Source code of charts
┄┄┄┄┄┄┄┄┄┄

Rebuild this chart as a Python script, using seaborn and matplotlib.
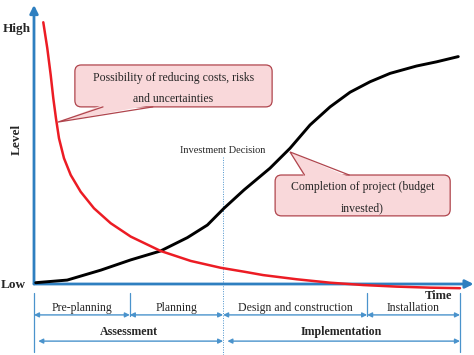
import numpy as np
import pandas as pd
import matplotlib.pyplot as plt
import seaborn as sns
from matplotlib.patches import FancyBboxPatch, Polygon

# Curves (time 0-100, level 0-100)
red_time = [2.18, 3.12, 3.92, 4.53, 5.16, 5.87, 7.04, 8.62, 10.96, 14.08, 18.0, 22.7, 29.74, 36.8,
            43.8, 49.3, 53.8, 61.7, 69.5, 77.3, 85.1, 93.0, 100.0]
red_level = [99.9, 90.0, 79.8, 70.9, 63.2, 55.6, 48.0, 41.6, 35.2, 28.9, 23.2, 18.1, 12.6, 8.8,
             6.2, 4.7, 3.4, 1.8, 0.5, -0.4, -1.0, -1.4, -1.6]
black_time = [0.4, 7.8, 15.7, 22.7, 29.7, 36.0, 40.7, 44.6, 49.3, 55.4, 60.1, 64.8, 69.5, 74.2,
              78.9, 83.6, 89.8, 94.5, 99.6]
black_level = [0.5, 1.5, 5.3, 9.2, 12.6, 17.7, 22.5, 28.9, 35.9, 44.2, 51.8, 60.7, 67.6, 73.2,
               77.2, 80.4, 83.2, 84.8, 86.8]

phase_names = ["Pre-planning", "Planning", "Design and construction", "Installation"]
phase_bounds = [0, 22.5, 44.4, 78.2, 100]
stage_names = ["Assessment", "Implementation"]
stage_bounds = [0, 44.4, 100]
decision_time = 44.4

red_df = pd.DataFrame({"time": red_time, "level": red_level})
black_df = pd.DataFrame({"time": black_time, "level": black_level})

sns.set_theme(style="white")
plt.rcParams["font.family"] = ["Liberation Serif", "DejaVu Serif"]

BLUE = "#2e7fc0"
LBLUE = "#4a93cc"
FILL = "#f9d8da"
EDGE = "#b0454d"

fig = plt.figure(figsize=(4.74, 3.55), dpi=100)
ax = fig.add_axes([0, 0, 1, 1])

# axes arrows
ax.annotate("", xy=(0, 106.5), xytext=(0, 0),
            arrowprops=dict(arrowstyle="-|>", color=BLUE, lw=2, shrinkA=0, shrinkB=0, mutation_scale=12))
ax.annotate("", xy=(103.2, 0), xytext=(0, 0),
            arrowprops=dict(arrowstyle="-|>", color=BLUE, lw=2, shrinkA=0, shrinkB=0, mutation_scale=12))

sns.lineplot(data=black_df, x="time", y="level", sort=False, color="black", lw=2.1, ax=ax, zorder=3)
sns.lineplot(data=red_df, x="time", y="level", sort=False, color="#ec1c24", lw=1.8, ax=ax, zorder=4)
for ln in ax.lines:
    ln.set_solid_joinstyle("round")
    ln.set_solid_capstyle("round")
ax.set_xlim(-7.98, 103.29)
ax.set_ylim(-27.10, 108.40)
ax.axis("off")

# investment decision
ax.plot([decision_time, decision_time], [48.5, -27.1], color=LBLUE, lw=0.7, ls=(0, (1, 1.5)))
ax.text(decision_time, 50.8, "Investment Decision", ha="center", va="center", fontsize=7.5)

# phase ticks
for b in phase_bounds:
    if b == decision_time:
        continue
    low = -26.0 if b in (0, 100) else -12.2
    ax.plot([b, b], [-3.4, low], color=LBLUE, lw=0.9)

for i, name in enumerate(phase_names):
    a, b = phase_bounds[i], phase_bounds[i + 1]
    ax.annotate("", xy=(b, -11.8), xytext=(a, -11.8),
                arrowprops=dict(arrowstyle="<|-|>", color=LBLUE, lw=1, shrinkA=0, shrinkB=0, mutation_scale=7))
    ax.text((a + b) / 2, -9.1, name, ha="center", va="center", fontsize=8.5)

for i, name in enumerate(stage_names):
    a, b = stage_bounds[i], stage_bounds[i + 1]
    ax.annotate("", xy=(b, -21.8), xytext=(a + 1, -21.8),
                arrowprops=dict(arrowstyle="<|-|>", color=LBLUE, lw=1, shrinkA=0, shrinkB=0, mutation_scale=7))
    ax.text((a + b) / 2, -18.3, name, ha="center", va="center", fontsize=8.6, fontweight="bold")

# axis labels
ax.text(-4.0, 97.3, "High", ha="center", va="center", fontsize=9.5, fontweight="bold")
ax.text(-4.9, -0.4, "Low", ha="center", va="center", fontsize=9.5, fontweight="bold")
ax.text(-4.0, 55.0, "Level", ha="center", va="center", fontsize=9.5, fontweight="bold", rotation=90)
ax.text(98.2, -4.6, "Time", ha="right", va="center", fontsize=9, fontweight="bold")

# callouts
def callout(x0, x1, y0, y1, tip, base, text):
    box = FancyBboxPatch((x0, y0), x1 - x0, y1 - y0,
                         boxstyle="round,pad=0,rounding_size=1.5", mutation_aspect=1.626,
                         fc=FILL, ec=EDGE, lw=0.9, zorder=5)
    ax.add_patch(box)
    by = y0 if tip[1] < y0 else y1
    inset = 0.8 if by == y0 else -0.8
    ax.add_patch(Polygon([tip, (base[0], by + inset), (base[1], by + inset)],
                         closed=True, fc=FILL, ec="none", zorder=6))
    ax.plot([base[0], tip[0], base[1]], [by, tip[1], by], color=EDGE, lw=0.9, zorder=6,
            solid_joinstyle="miter")
    ax.text((x0 + x1) / 2, (y0 + y1) / 2 - 0.8, text, ha="center", va="center",
            fontsize=8.5, linespacing=2.0, zorder=7)

callout(9.6, 55.9, 67.6, 83.6, (5.6, 61.8), (16.2, 27.9),
        "Possibility of reducing costs, risks\nand uncertainties")
callout(56.6, 97.7, 26.0, 41.6, (60.1, 50.4), (63.5, 74.0),
        "Completion of project (budget\ninvested)")

fig.savefig("out.png", dpi=100)
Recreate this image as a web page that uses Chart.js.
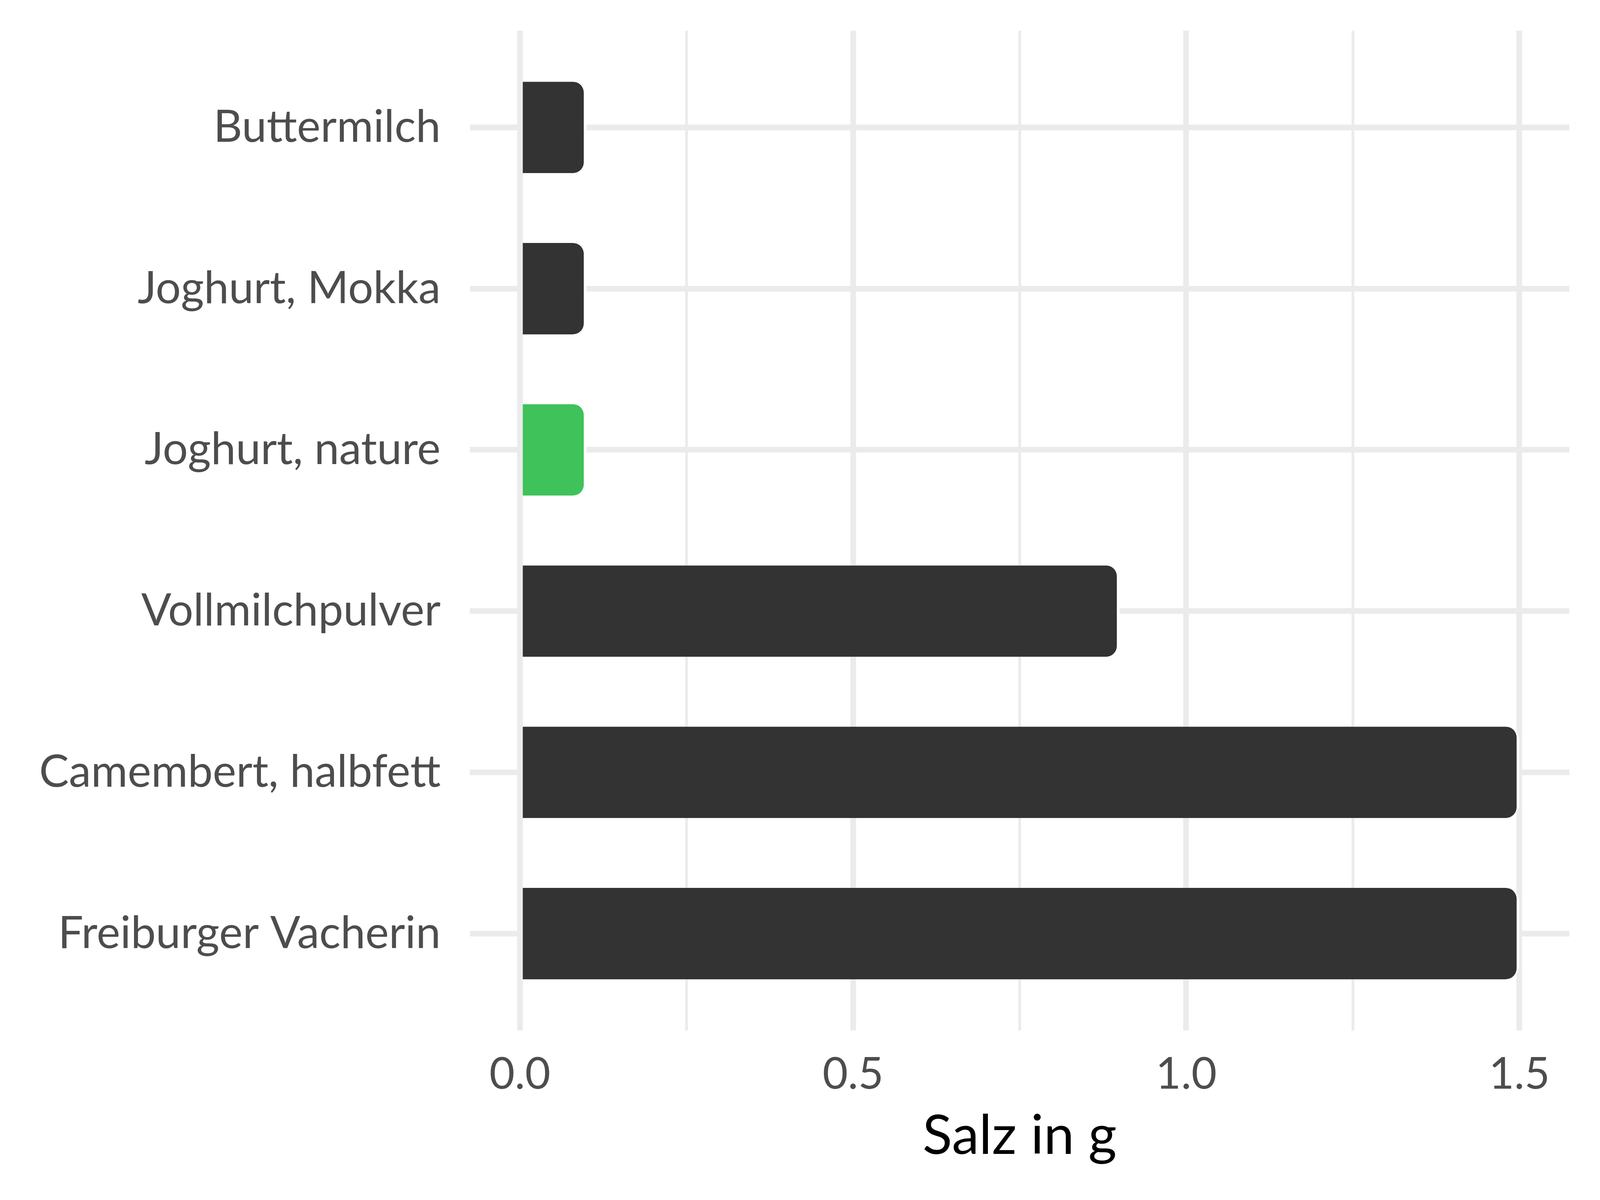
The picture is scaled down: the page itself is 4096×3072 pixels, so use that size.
<!DOCTYPE html>
<html>
<head>
<meta charset="utf-8">
<script src="https://cdn.jsdelivr.net/npm/chart.js@4/dist/chart.umd.min.js"></script>
<style>
  html, body { margin: 0; padding: 0; background: #fff; }
  #wrap { width: 4096px; height: 3072px; }
</style>
</head>
<body>
<div id="wrap"><canvas id="chart"></canvas></div>
<script>
// data
var categories = ['Buttermilch', 'Joghurt, Mokka', 'Joghurt, nature', 'Vollmilchpulver', 'Camembert, halbfett', 'Freiburger Vacherin'];
var salt = [0.1, 0.1, 0.1, 0.9, 1.5, 1.5];
var barColors = ['#333333', '#333333', '#3EC259', '#333333', '#333333', '#333333'];
var xTicks = [0, 0.25, 0.5, 0.75, 1, 1.25, 1.5];
var xTitle = 'Salz in g';

var points = salt.map(function (v, i) {
    return {x: v, y: i + 1};
});

var isMajor = function (v) {
    return Math.abs(v * 2 - Math.round(v * 2)) < 1e-9;
};

Chart.defaults.font.family = 'Lato, "Open Sans", sans-serif';

new Chart(document.getElementById('chart'), {
    type: 'bar',
    data: {
        datasets: [{
            data: points,
            backgroundColor: barColors,
            borderColor: '#ffffff',
            borderWidth: {top: 0, bottom: 0, left: 0, right: 7},
            borderSkipped: 'start',
            borderRadius: 35,
            categoryPercentage: 1,
            barPercentage: 0.567
        }]
    },
    options: {
        indexAxis: 'y',
        responsive: true,
        maintainAspectRatio: false,
        devicePixelRatio: 1,
        animation: false,
        layout: {padding: {top: 78.5, right: 78.5, bottom: 0, left: 0}},
        plugins: {
            legend: {display: false},
            tooltip: {enabled: false}
        },
        scales: {
            x: {
                type: 'linear',
                min: -0.075,
                max: 1.575,
                afterBuildTicks: function (scale) {
                    scale.ticks = xTicks.map(function (v) { return {value: v}; });
                },
                afterFit: function (scale) {
                    scale.height = 434.4;
                },
                border: {display: false},
                grid: {
                    color: '#EBEBEB',
                    drawTicks: false,
                    lineWidth: function (ctx) {
                        return isMajor(ctx.tick.value) ? 14.5 : 7;
                    }
                },
                ticks: {
                    autoSkip: false,
                    maxRotation: 0,
                    padding: 46,
                    color: '#4D4D4D',
                    font: {size: 112},
                    callback: function (v) {
                        return isMajor(v) ? v.toFixed(1) : '';
                    }
                },
                title: {
                    display: true,
                    text: xTitle,
                    color: '#000000',
                    font: {size: 140},
                    padding: {top: 0, bottom: 79}
                }
            },
            y: {
                type: 'linear',
                reverse: true,
                offset: false,
                min: 0.4,
                max: 6.6,
                afterBuildTicks: function (scale) {
                    scale.ticks = categories.map(function (c, i) { return {value: i + 1}; });
                },
                afterFit: function (scale) {
                    scale.width = 1203;
                    // labels sit well inside the panel, no overhang needed
                    scale.paddingTop = 0;
                    scale.paddingBottom = 0;
                },
                border: {display: false},
                grid: {
                    offset: false,
                    color: '#EBEBEB',
                    drawTicks: false,
                    lineWidth: 14.5
                },
                ticks: {
                    autoSkip: false,
                    padding: 75,
                    color: '#4D4D4D',
                    font: {size: 114},
                    callback: function (v) {
                        return categories[v - 1];
                    }
                }
            }
        }
    }
});
</script>
</body>
</html>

┄┄┄┄┄┄┄┄┄┄

§ **TASK OBJECTIVE**: Repeat only what runs from the first line of the records above to the line with "from matplotlib.patches import", both included, word for word, minus the pictures.

§ **PROBLEM SOLUTION**:
Rebuild this chart as a Python script, using seaborn and matplotlib.
import numpy as np
import pandas as pd
import matplotlib.pyplot as plt
import seaborn as sns
from matplotlib.patches import FancyBboxPatch, Polygon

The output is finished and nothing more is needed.